TASK TO CARRY OUT: All the data should be repeated exactly. Any image in it is left out.

↓

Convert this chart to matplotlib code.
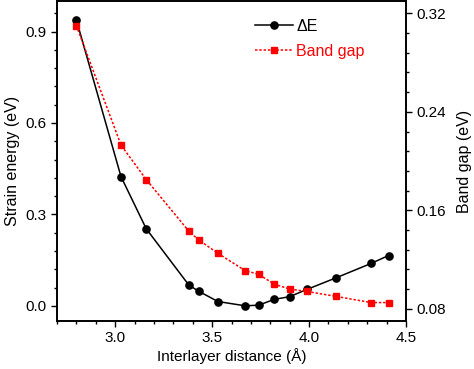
import numpy as np
import matplotlib
matplotlib.use('Agg')
import matplotlib.pyplot as plt
from matplotlib.ticker import MultipleLocator, AutoMinorLocator

plt.rcParams['font.family'] = ['Liberation Sans', 'DejaVu Sans']

# interlayer distance (A)
distance = [2.80, 3.03, 3.16, 3.38, 3.43, 3.53, 3.67, 3.74, 3.82, 3.90, 3.99, 4.14, 4.32, 4.41]
# strain energy dE (eV)
strain = [0.938, 0.424, 0.253, 0.068, 0.048, 0.014, 0.000, 0.002, 0.021, 0.030, 0.054, 0.092, 0.139, 0.165]
# band gap (eV)
gap = [0.310, 0.213, 0.185, 0.143, 0.136, 0.125, 0.111, 0.108, 0.100, 0.096, 0.094, 0.090, 0.085, 0.085]

fig = plt.figure(figsize=(4.74, 3.69), dpi=100)
ax = fig.add_axes([0.1203, 0.130, 0.7362, 0.867])
ax2 = ax.twinx()

l1, = ax.plot(distance, strain, '-o', color='black', lw=1.1, ms=5.2, label='ΔE')
l2, = ax2.plot(distance, gap, 's', ls=(0, (1.6, 1.2)), color='#ff0000', lw=1.1, ms=4.6, label='Band gap')

ax.set_xlim(2.7, 4.5)
ax.set_ylim(-0.05, 1.0)
ax2.set_ylim(0.07, 0.33)

ax.xaxis.set_major_locator(MultipleLocator(0.5))
ax.xaxis.set_minor_locator(MultipleLocator(0.1))
ax.yaxis.set_major_locator(MultipleLocator(0.3))
ax.yaxis.set_minor_locator(AutoMinorLocator(5))
ax2.yaxis.set_major_locator(MultipleLocator(0.08))
ax2.yaxis.set_minor_locator(AutoMinorLocator(5))
ax.xaxis.set_major_formatter(plt.FormatStrFormatter('%.1f'))
ax.yaxis.set_major_formatter(plt.FormatStrFormatter('%.1f'))
ax2.yaxis.set_major_formatter(plt.FormatStrFormatter('%.2f'))

for a in (ax, ax2):
    for s in a.spines.values():
        s.set_linewidth(1.2)
    a.tick_params(which='major', direction='out', length=4, width=1.0, labelsize=11)
    a.tick_params(which='minor', direction='out', length=2.5, width=1.0)
ax.tick_params(axis='y', which='both', right=False)
ax.tick_params(axis='x', which='both', top=False)

ax.set_xlabel('Interlayer distance (Å)', fontsize=11, labelpad=2)
ax.set_ylabel('Strain energy (eV)', fontsize=11.5, labelpad=4)
ax2.set_ylabel('Band gap (eV)', fontsize=11.5, labelpad=8)

leg = ax2.legend(handles=[l1, l2], loc='upper left', bbox_to_anchor=(0.525, 0.99),
                 frameon=False, fontsize=11.5, handlelength=2.4, handletextpad=0.2,
                 labelspacing=0.65, labelcolor='linecolor')

fig.savefig('out.png', dpi=100)
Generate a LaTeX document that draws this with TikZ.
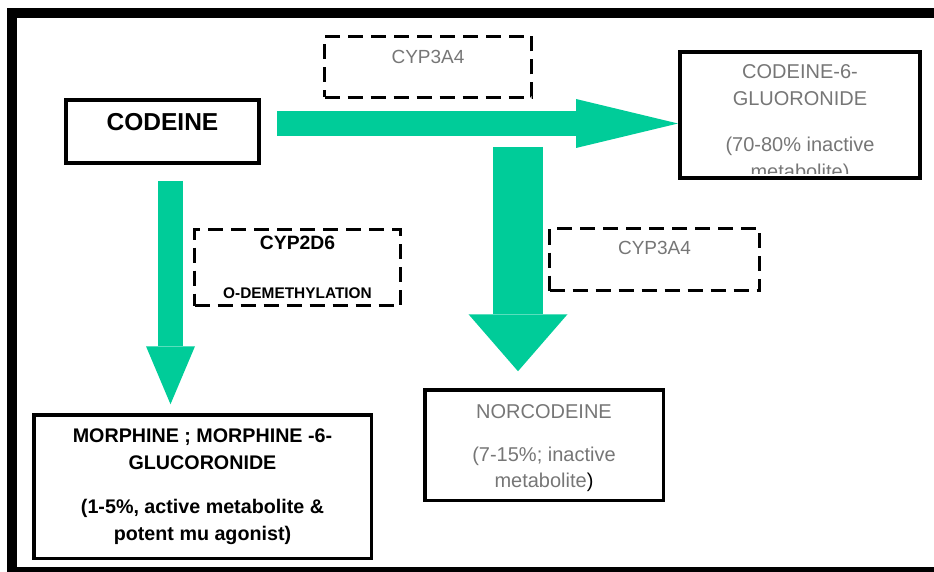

↑

EXERCISE RESPONSE:
Convert this chart to matplotlib code.
import numpy as np
import matplotlib
matplotlib.use('Agg')
import matplotlib.pyplot as plt
from matplotlib.ticker import MultipleLocator, AutoMinorLocator

plt.rcParams['font.family'] = ['Liberation Sans', 'DejaVu Sans']

# interlayer distance (A)
distance = [2.80, 3.03, 3.16, 3.38, 3.43, 3.53, 3.67, 3.74, 3.82, 3.90, 3.99, 4.14, 4.32, 4.41]
# strain energy dE (eV)
strain = [0.938, 0.424, 0.253, 0.068, 0.048, 0.014, 0.000, 0.002, 0.021, 0.030, 0.054, 0.092, 0.139, 0.165]
# band gap (eV)
gap = [0.310, 0.213, 0.185, 0.143, 0.136, 0.125, 0.111, 0.108, 0.100, 0.096, 0.094, 0.090, 0.085, 0.085]

fig = plt.figure(figsize=(4.74, 3.69), dpi=100)
ax = fig.add_axes([0.1203, 0.130, 0.7362, 0.867])
ax2 = ax.twinx()

l1, = ax.plot(distance, strain, '-o', color='black', lw=1.1, ms=5.2, label='ΔE')
l2, = ax2.plot(distance, gap, 's', ls=(0, (1.6, 1.2)), color='#ff0000', lw=1.1, ms=4.6, label='Band gap')

ax.set_xlim(2.7, 4.5)
ax.set_ylim(-0.05, 1.0)
ax2.set_ylim(0.07, 0.33)

ax.xaxis.set_major_locator(MultipleLocator(0.5))
ax.xaxis.set_minor_locator(MultipleLocator(0.1))
ax.yaxis.set_major_locator(MultipleLocator(0.3))
ax.yaxis.set_minor_locator(AutoMinorLocator(5))
ax2.yaxis.set_major_locator(MultipleLocator(0.08))
ax2.yaxis.set_minor_locator(AutoMinorLocator(5))
ax.xaxis.set_major_formatter(plt.FormatStrFormatter('%.1f'))
ax.yaxis.set_major_formatter(plt.FormatStrFormatter('%.1f'))
ax2.yaxis.set_major_formatter(plt.FormatStrFormatter('%.2f'))

for a in (ax, ax2):
    for s in a.spines.values():
        s.set_linewidth(1.2)
    a.tick_params(which='major', direction='out', length=4, width=1.0, labelsize=11)
    a.tick_params(which='minor', direction='out', length=2.5, width=1.0)
ax.tick_params(axis='y', which='both', right=False)
ax.tick_params(axis='x', which='both', top=False)

ax.set_xlabel('Interlayer distance (Å)', fontsize=11, labelpad=2)
ax.set_ylabel('Strain energy (eV)', fontsize=11.5, labelpad=4)
ax2.set_ylabel('Band gap (eV)', fontsize=11.5, labelpad=8)

leg = ax2.legend(handles=[l1, l2], loc='upper left', bbox_to_anchor=(0.525, 0.99),
                 frameon=False, fontsize=11.5, handlelength=2.4, handletextpad=0.2,
                 labelspacing=0.65, labelcolor='linecolor')

fig.savefig('out.png', dpi=100)
Generate a LaTeX document that draws this with TikZ.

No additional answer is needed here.